Another (extra) fun resort logo is Siyam World floating water park, but to get your Instagram shot, you will need to be far above the water. I first proposed on of these back in 2014 in my “Haven’t Seen Yet in the Maldives” series (#7 of list #6). Then, Hideaway Beach informed me that they were inspired to feature one after reading my article (and, of course, Maldives Complete got the scoop). Siyam has gone one bigger with a truly expansive version designed to keep the kids (and kids in spirit) entertained for hours.
Hard Rock’s rainbow of kids club delight is its outdoor percussion pit for a whole spectrum of music-making fun – two set of colourful drums and three difference xylophones.
Rain doesn’t have to ruin your day in the Maldives. For the youngsters at Joali, the Muramas kids club (ages 4-12) has a Rainbow Stairs Room. A colourful and unique play area for jumping around, tumbling or just chilling out until the rain passes and the real rainbows come out.
· “Always be yourself. Unless You can be a Unicorn. Then Always be a Unicorn”
Happy Halloween! An occasion where all sorts of mystical creatures emerge. After more than 20 years of visiting the Maldives, I might not have seen a whale shark yet, but I have seen a unicorn. Not just once, but twice. At the Hard Rock and SAii Lagoon’s kids club who host an “awesome Unicorn Party”. Then, later at the main restaurant buffer Unicorn Froot Loops not only provided another encountered with this mystical creature, but also satisfied my American-bred addiction to high-fructose corn-syrup.
Even if you stay sequestered in your own villa pool, you still to have to be careful with safety around water. Especially with young ones in tow. And this is doubly the case if you have a water villa with a pool. A while back, most Maldives resorts did not allow children in water villas for fear of their falling into the ocean, but recently they have decided to let parent’s make their own decisions about safety. If your child is less mobile or you are diligent in looking after them, then there shouldn’t be any problems. But all parents know their attention can be distracted even for a moment.
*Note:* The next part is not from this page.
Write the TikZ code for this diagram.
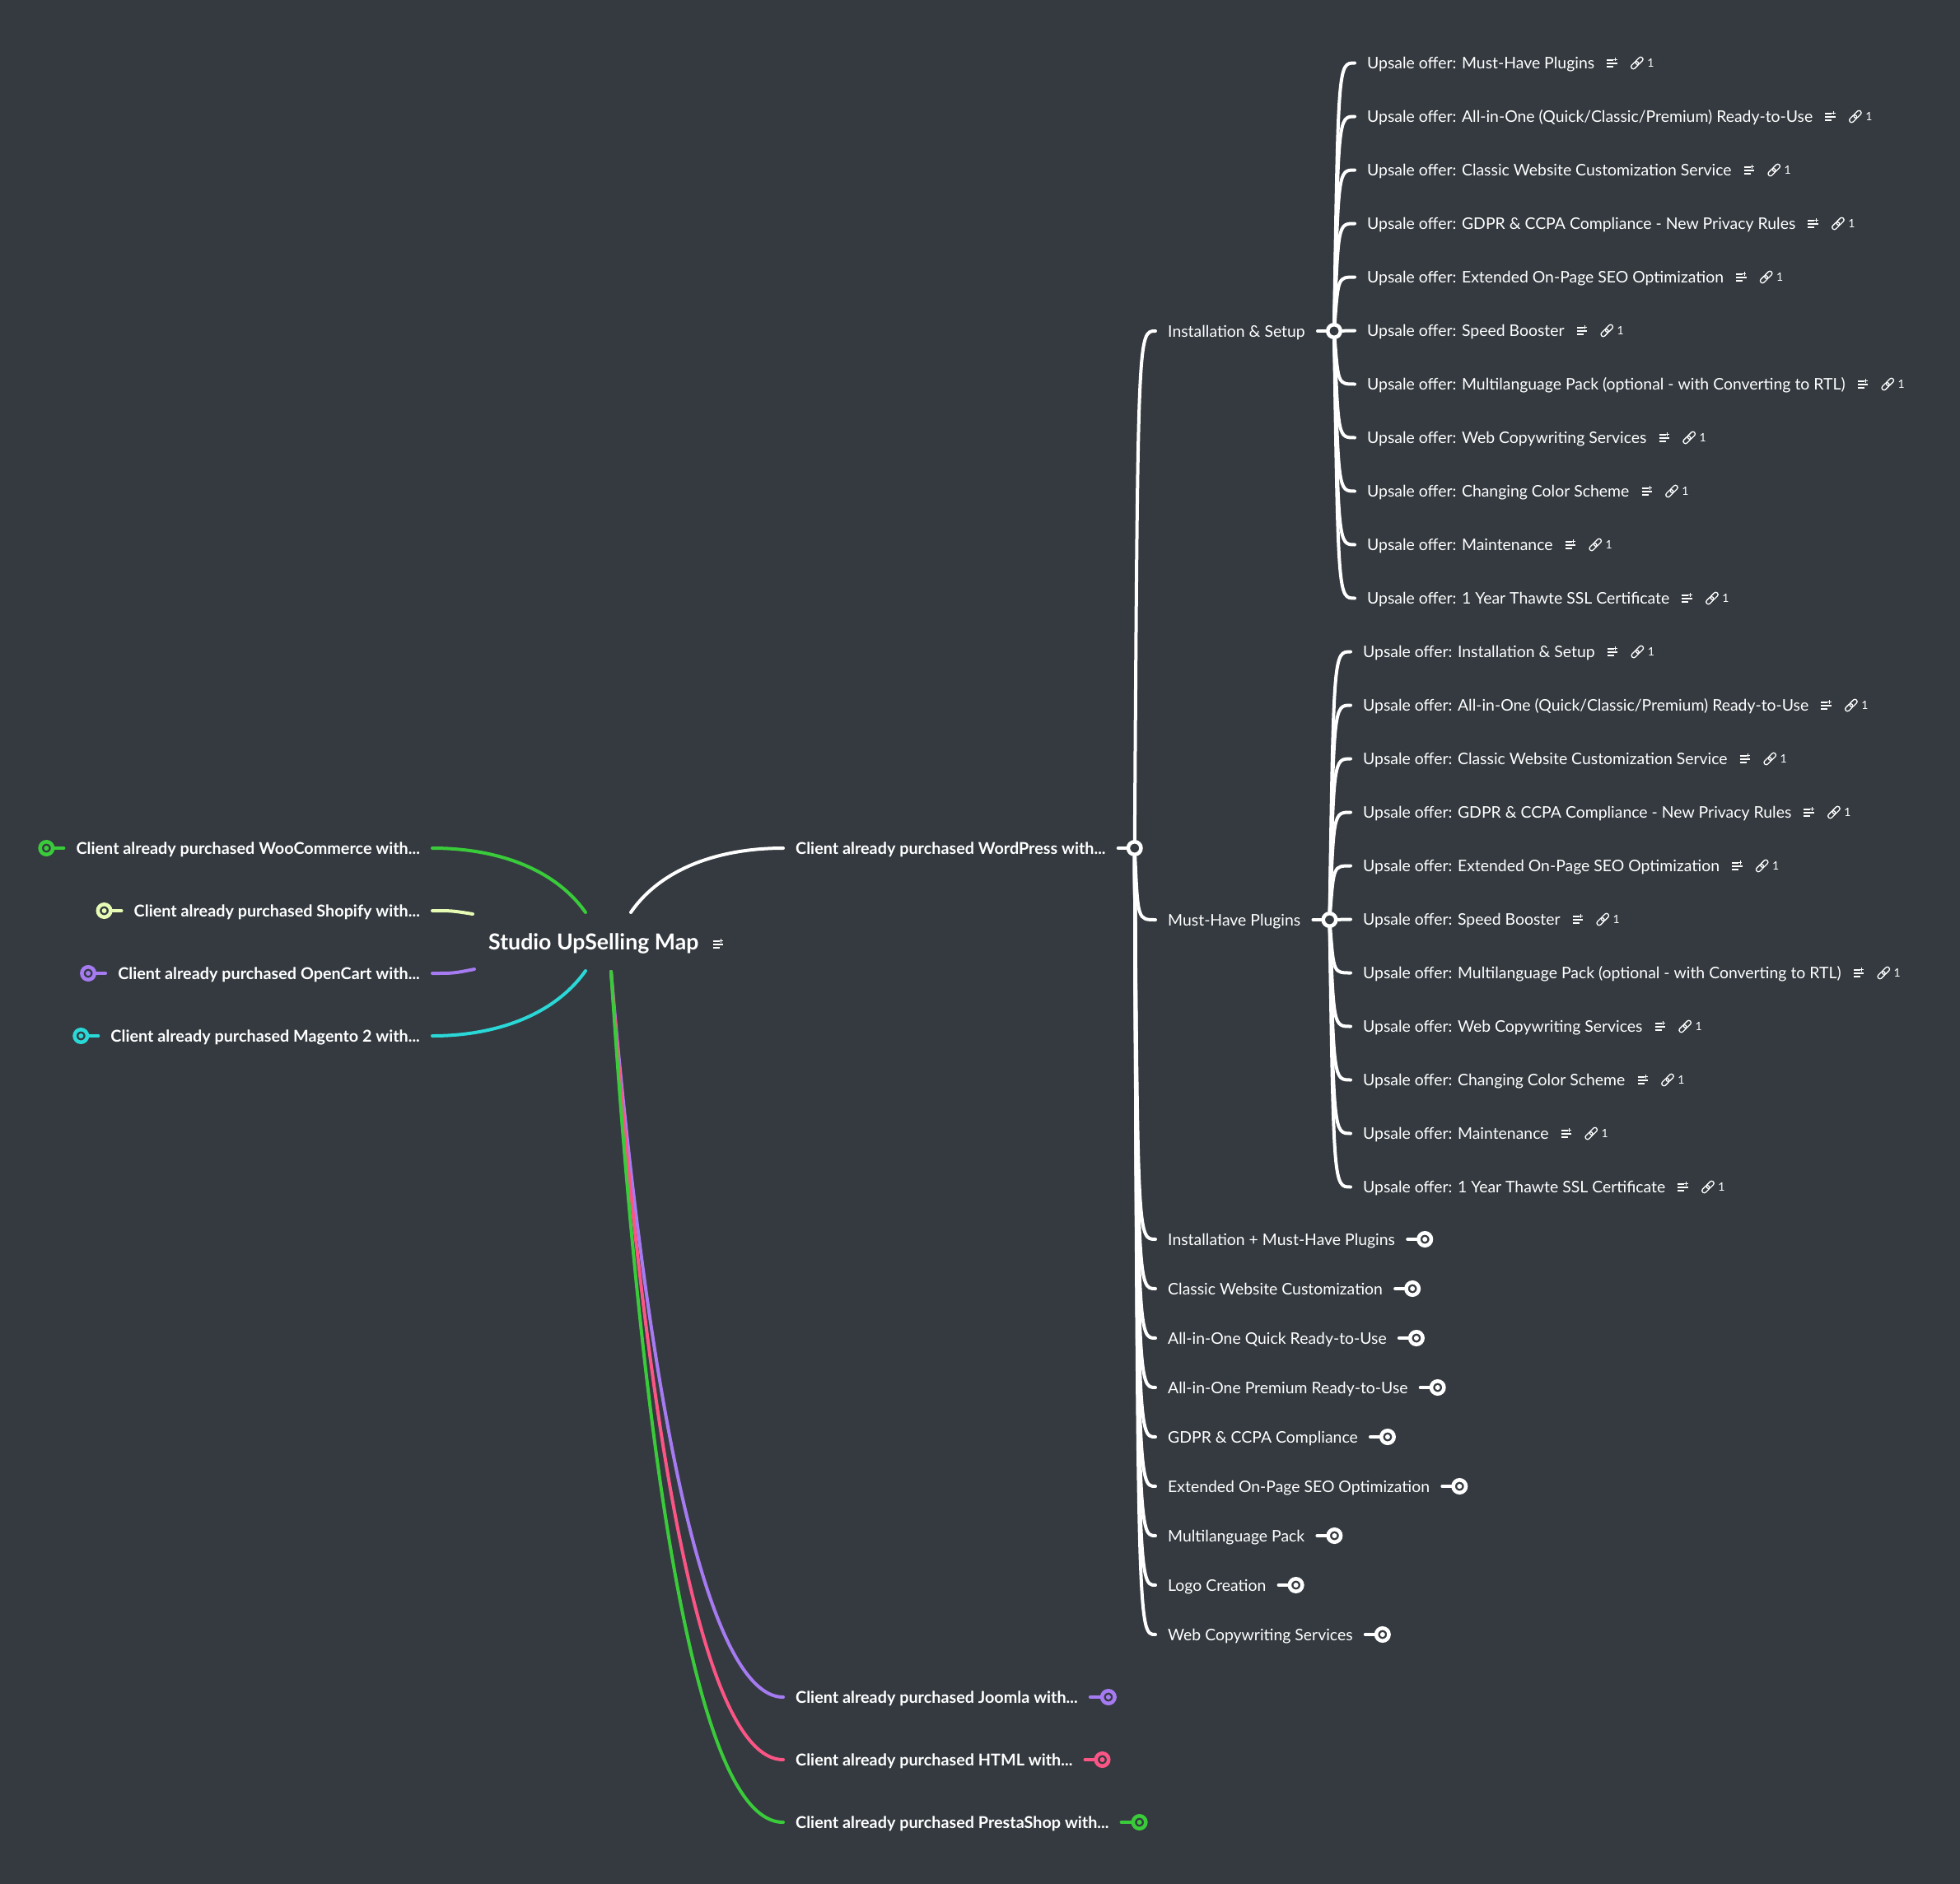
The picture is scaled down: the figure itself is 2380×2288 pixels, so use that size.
\documentclass[tikz,border=0pt]{standalone}
\usepackage{fontspec}
\setmainfont{Lato}
\usetikzlibrary{positioning}

\definecolor{mapbg}{HTML}{343A40}
\definecolor{mapgreen}{HTML}{3ACB3A}
\definecolor{mapyellow}{HTML}{E8FBB4}
\definecolor{mappurple}{HTML}{A67BF2}
\definecolor{mapcyan}{HTML}{2AD8D8}
\definecolor{mappink}{HTML}{FB5585}

\tikzset{
    noteicon/.pic={
        \draw [white, line width=1.7] (0,-3.2) -- (8,-3.2) (0,0.2) -- (12.5,0.2) (0,4.2) -- (8,4.2);
        \draw [white, line width=1.3] (10,-6.5) -- (10,-2) (7.8,-4.2) -- (12.2,-4.2);
    },
    offericons/.pic={
        \draw [white, line width=1.7] (0,-3.2) -- (8,-3.2) (0,0.2) -- (12.5,0.2) (0,4.2) -- (8,4.2);
        \draw [white, line width=1.3] (10,-6.5) -- (10,-2) (7.8,-4.2) -- (12.2,-4.2);
        \begin{scope}[shift={(36.5,0)}]
        \draw [white, line width=1.3, rounded corners=2.5, rotate=45] (-9,-2.7) rectangle (1.5,2.7);
        \draw [white, line width=1.3, rounded corners=2.5, rotate=45] (-1.5,-2.7) rectangle (9,2.7);
        \node [font=\fontsize{14}{16}\selectfont, text=white, inner sep=0] (one) at (16.5,0) {1};
        \end{scope}
    },
    rowtext/.style={text=white, inner ysep=0, inner xsep=15, text height=17, text depth=3, font=\fontsize{19.4}{24}\selectfont},
    topic/.style={rowtext, anchor=west, font=\fontsize{19.8}{24}\selectfont\bfseries},
    lefttopic/.style={topic, anchor=east},
    leaf/.style={rowtext, anchor=west},
    offer/.style={leaf, append after command={(\tikzlastnode.east) pic {offericons}}},
    nextrow/.style={below=of #1.west, anchor=west},
    nextleft/.style={below=of #1.east, anchor=east},
    hub/.style={circle, draw=white, line width=4.5, minimum size=15.5, inner sep=0},
    shut/.style={circle, draw=#1, line width=4.5, minimum size=15.5, inner sep=0, path picture={\fill [#1] (path picture bounding box.center) circle (3);}},
    branch/.style={line width=4, line cap=round, draw=#1},
    branch/.default=white,
    trunk/.style={to path={.. controls ([xshift=#1pt]\tikztostart |- \tikztotarget) .. (\tikztotarget)}}
}

\begin{document}
\begin{tikzpicture}[x=1pt, y=-1pt, node distance=65pt]
    \useasboundingbox (0,0) rectangle (2380,2288);
    \fill [mapbg] (0,0) rectangle (2380,2288);

    % Root
    \node [rowtext, anchor=west, inner xsep=17, font=\fontsize{26.7}{32}\selectfont\bfseries] (root) at (576,1146.5) {Studio UpSelling Map};
    \pic at (root.east) {noteicon};
    \coordinate (rootNW) at (711,1108);
    \coordinate (rootNE) at (766,1108);
    \coordinate (rootW) at (574,1110);
    \coordinate (rootSW) at (576,1177);
    \coordinate (rootS) at (711,1179);
    \coordinate (rootB) at (742,1180);

    % Left topics
    \begin{scope}[node distance=76pt]
    \node [lefttopic] (woo) at (525,1030) {Client already purchased WooCommerce with...};
    \node [lefttopic, nextleft=woo] (shopify) {Client already purchased Shopify with...};
    \node [lefttopic, nextleft=shopify] (opencart) {Client already purchased OpenCart with...};
    \node [lefttopic, nextleft=opencart] (magento) {Client already purchased Magento 2 with...};
    \end{scope}
    \node [shut=mapgreen, left=11pt of woo] (wooEnd) {};
    \node [shut=mapyellow, left=11pt of shopify] (shopifyEnd) {};
    \node [shut=mappurple, left=11pt of opencart] (opencartEnd) {};
    \node [shut=mapcyan, left=11pt of magento] (magentoEnd) {};

    % Right topics
    \node [topic] (wp) at (951,1030) {Client already purchased WordPress with...};
    \node [hub, right=10pt of wp] (hubW) {};
    \begin{scope}[node distance=76pt]
    \node [topic] (joomla) at (951,2061) {Client already purchased Joomla with...};
    \node [topic, nextrow=joomla] (html) {Client already purchased HTML with...};
    \node [topic, nextrow=html] (presta) {Client already purchased PrestaShop with...};
    \end{scope}
    \node [shut=mappurple, right=12pt of joomla] (joomlaEnd) {};
    \node [shut=mappink, right=11pt of html] (htmlEnd) {};
    \node [shut=mapgreen, right=12pt of presta] (prestaEnd) {};

    % Installation and its offers
    \node [leaf] (install) at (1403,402) {Installation \& Setup};
    \node [hub, right=10pt of install] (hubA) {};
    \node [offer] (a1) at (1645,76.5) {Upsale offer: Must-Have Plugins};
    \node [offer, nextrow=a1] (a2) {Upsale offer: All-in-One (Quick/Classic/Premium) Ready-to-Use};
    \node [offer, nextrow=a2] (a3) {Upsale offer: Classic Website Customization Service};
    \node [offer, nextrow=a3] (a4) {Upsale offer: GDPR \& CCPA Compliance - New Privacy Rules};
    \node [offer, nextrow=a4] (a5) {Upsale offer: Extended On-Page SEO Optimization};
    \node [offer, nextrow=a5] (a6) {Upsale offer: Speed Booster};
    \node [offer, nextrow=a6] (a7) {Upsale offer: Multilanguage Pack (optional - with Converting to RTL)};
    \node [offer, nextrow=a7] (a8) {Upsale offer: Web Copywriting Services};
    \node [offer, nextrow=a8] (a9) {Upsale offer: Changing Color Scheme};
    \node [offer, nextrow=a9] (a10) {Upsale offer: Maintenance};
    \node [offer, nextrow=a10] (a11) {Upsale offer: 1 Year Thawte SSL Certificate};

    % Plugins and its offers
    \node [leaf] (plugins) at (1403,1117) {Must-Have Plugins};
    \node [hub, right=10pt of plugins] (hubB) {};
    \node [offer] (b1) at (1640,791.5) {Upsale offer: Installation \& Setup};
    \node [offer, nextrow=b1] (b2) {Upsale offer: All-in-One (Quick/Classic/Premium) Ready-to-Use};
    \node [offer, nextrow=b2] (b3) {Upsale offer: Classic Website Customization Service};
    \node [offer, nextrow=b3] (b4) {Upsale offer: GDPR \& CCPA Compliance - New Privacy Rules};
    \node [offer, nextrow=b4] (b5) {Upsale offer: Extended On-Page SEO Optimization};
    \node [offer, nextrow=b5] (b6) {Upsale offer: Speed Booster};
    \node [offer, nextrow=b6] (b7) {Upsale offer: Multilanguage Pack (optional - with Converting to RTL)};
    \node [offer, nextrow=b7] (b8) {Upsale offer: Web Copywriting Services};
    \node [offer, nextrow=b8] (b9) {Upsale offer: Changing Color Scheme};
    \node [offer, nextrow=b9] (b10) {Upsale offer: Maintenance};
    \node [offer, nextrow=b10] (b11) {Upsale offer: 1 Year Thawte SSL Certificate};

    % Closed leaves
    \begin{scope}[node distance=60pt]
    \node [leaf] (c1) at (1403,1505) {Installation + Must-Have Plugins};
    \node [leaf, nextrow=c1] (c2) {Classic Website Customization};
    \node [leaf, nextrow=c2] (c3) {All-in-One Quick Ready-to-Use};
    \node [leaf, nextrow=c3] (c4) {All-in-One Premium Ready-to-Use};
    \node [leaf, nextrow=c4] (c5) {GDPR \& CCPA Compliance};
    \node [leaf, nextrow=c5] (c6) {Extended On-Page SEO Optimization};
    \node [leaf, nextrow=c6] (c7) {Multilanguage Pack};
    \node [leaf, nextrow=c7] (c8) {Logo Creation};
    \node [leaf, nextrow=c8] (c9) {Web Copywriting Services};
    \end{scope}
    \node [shut=white, right=11pt of c1] (c1End) {};
    \node [shut=white, right=11pt of c2] (c2End) {};
    \node [shut=white, right=11pt of c3] (c3End) {};
    \node [shut=white, right=11pt of c4] (c4End) {};
    \node [shut=white, right=11pt of c5] (c5End) {};
    \node [shut=white, right=11pt of c6] (c6End) {};
    \node [shut=white, right=11pt of c7] (c7End) {};
    \node [shut=white, right=11pt of c8] (c8End) {};
    \node [shut=white, right=11pt of c9] (c9End) {};

    % Paths
    \draw [branch=mapgreen] (rootNW) .. controls (672,1053) and (600,1030) .. (woo.east);
    \path [branch=mapyellow] (rootW) edge [trunk=-25] (shopify.east);
    \path [branch=mappurple] (rootSW) edge [trunk=-25] (opencart.east);
    \draw [branch=mapcyan] (rootS) .. controls (672,1234) and (600,1258) .. (magento.east);
    \draw [branch] (rootNE) .. controls (804,1053) and (876,1030) .. (wp.west);
    \draw [branch=mappurple] (rootB) .. controls (800,1850) and (880,2061) .. (joomla.west);
    \draw [branch=mappink] (rootB) .. controls (800,1925) and (878,2137) .. (html.west);
    \draw [branch=mapgreen] (rootB) .. controls (796,2000) and (876,2213) .. (presta.west);

    \path [branch=mapgreen] (woo.west) edge (wooEnd);
    \path [branch=mapyellow] (shopify.west) edge (shopifyEnd);
    \path [branch=mappurple] (opencart.west) edge (opencartEnd);
    \path [branch=mapcyan] (magento.west) edge (magentoEnd);
    \path [branch=mappurple] (joomla.east) edge (joomlaEnd);
    \path [branch=mappink] (html.east) edge (htmlEnd);
    \path [branch=mapgreen] (presta.east) edge (prestaEnd);

    \path [branch] (wp.east) edge (hubW);
    \path [branch] (hubW) edge [trunk=4] (install.west);
    \path [branch] (hubW) edge [trunk=4] (plugins.west);
    \path [branch] (hubW) edge [trunk=4] (c1.west);
    \path [branch] (hubW) edge [trunk=4] (c2.west);
    \path [branch] (hubW) edge [trunk=4] (c3.west);
    \path [branch] (hubW) edge [trunk=4] (c4.west);
    \path [branch] (hubW) edge [trunk=4] (c5.west);
    \path [branch] (hubW) edge [trunk=4] (c6.west);
    \path [branch] (hubW) edge [trunk=4] (c7.west);
    \path [branch] (hubW) edge [trunk=4] (c8.west);
    \path [branch] (hubW) edge [trunk=4] (c9.west);
    \path [branch] (c1.east) edge (c1End);
    \path [branch] (c2.east) edge (c2End);
    \path [branch] (c3.east) edge (c3End);
    \path [branch] (c4.east) edge (c4End);
    \path [branch] (c5.east) edge (c5End);
    \path [branch] (c6.east) edge (c6End);
    \path [branch] (c7.east) edge (c7End);
    \path [branch] (c8.east) edge (c8End);
    \path [branch] (c9.east) edge (c9End);

    \path [branch] (install.east) edge (hubA);
    \path [branch] (hubA) edge [trunk=5] (a1.west);
    \path [branch] (hubA) edge [trunk=5] (a2.west);
    \path [branch] (hubA) edge [trunk=5] (a3.west);
    \path [branch] (hubA) edge [trunk=5] (a4.west);
    \path [branch] (hubA) edge [trunk=5] (a5.west);
    \path [branch] (hubA) edge (a6.west);
    \path [branch] (hubA) edge [trunk=5] (a7.west);
    \path [branch] (hubA) edge [trunk=5] (a8.west);
    \path [branch] (hubA) edge [trunk=5] (a9.west);
    \path [branch] (hubA) edge [trunk=5] (a10.west);
    \path [branch] (hubA) edge [trunk=5] (a11.west);

    \path [branch] (plugins.east) edge (hubB);
    \path [branch] (hubB) edge [trunk=5] (b1.west);
    \path [branch] (hubB) edge [trunk=5] (b2.west);
    \path [branch] (hubB) edge [trunk=5] (b3.west);
    \path [branch] (hubB) edge [trunk=5] (b4.west);
    \path [branch] (hubB) edge [trunk=5] (b5.west);
    \path [branch] (hubB) edge (b6.west);
    \path [branch] (hubB) edge [trunk=5] (b7.west);
    \path [branch] (hubB) edge [trunk=5] (b8.west);
    \path [branch] (hubB) edge [trunk=5] (b9.west);
    \path [branch] (hubB) edge [trunk=5] (b10.west);
    \path [branch] (hubB) edge [trunk=5] (b11.west);

\end{tikzpicture}
\end{document}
For an extra measure of hi-tech protection, Amilla has procured a number of “Safety Turtle” devices which trigger an alarm at a base station (up to 200 feet away) if it gets wet. Put it on your child’s wrist to be alerted imediately if they fall into the pool or ocean. The devices are available for loan on request.
Joali’s kids club has the most whimsically decorated beds for little ones as each crib is designed to resemble a hot air balloon. Up, up and away to the land of nod.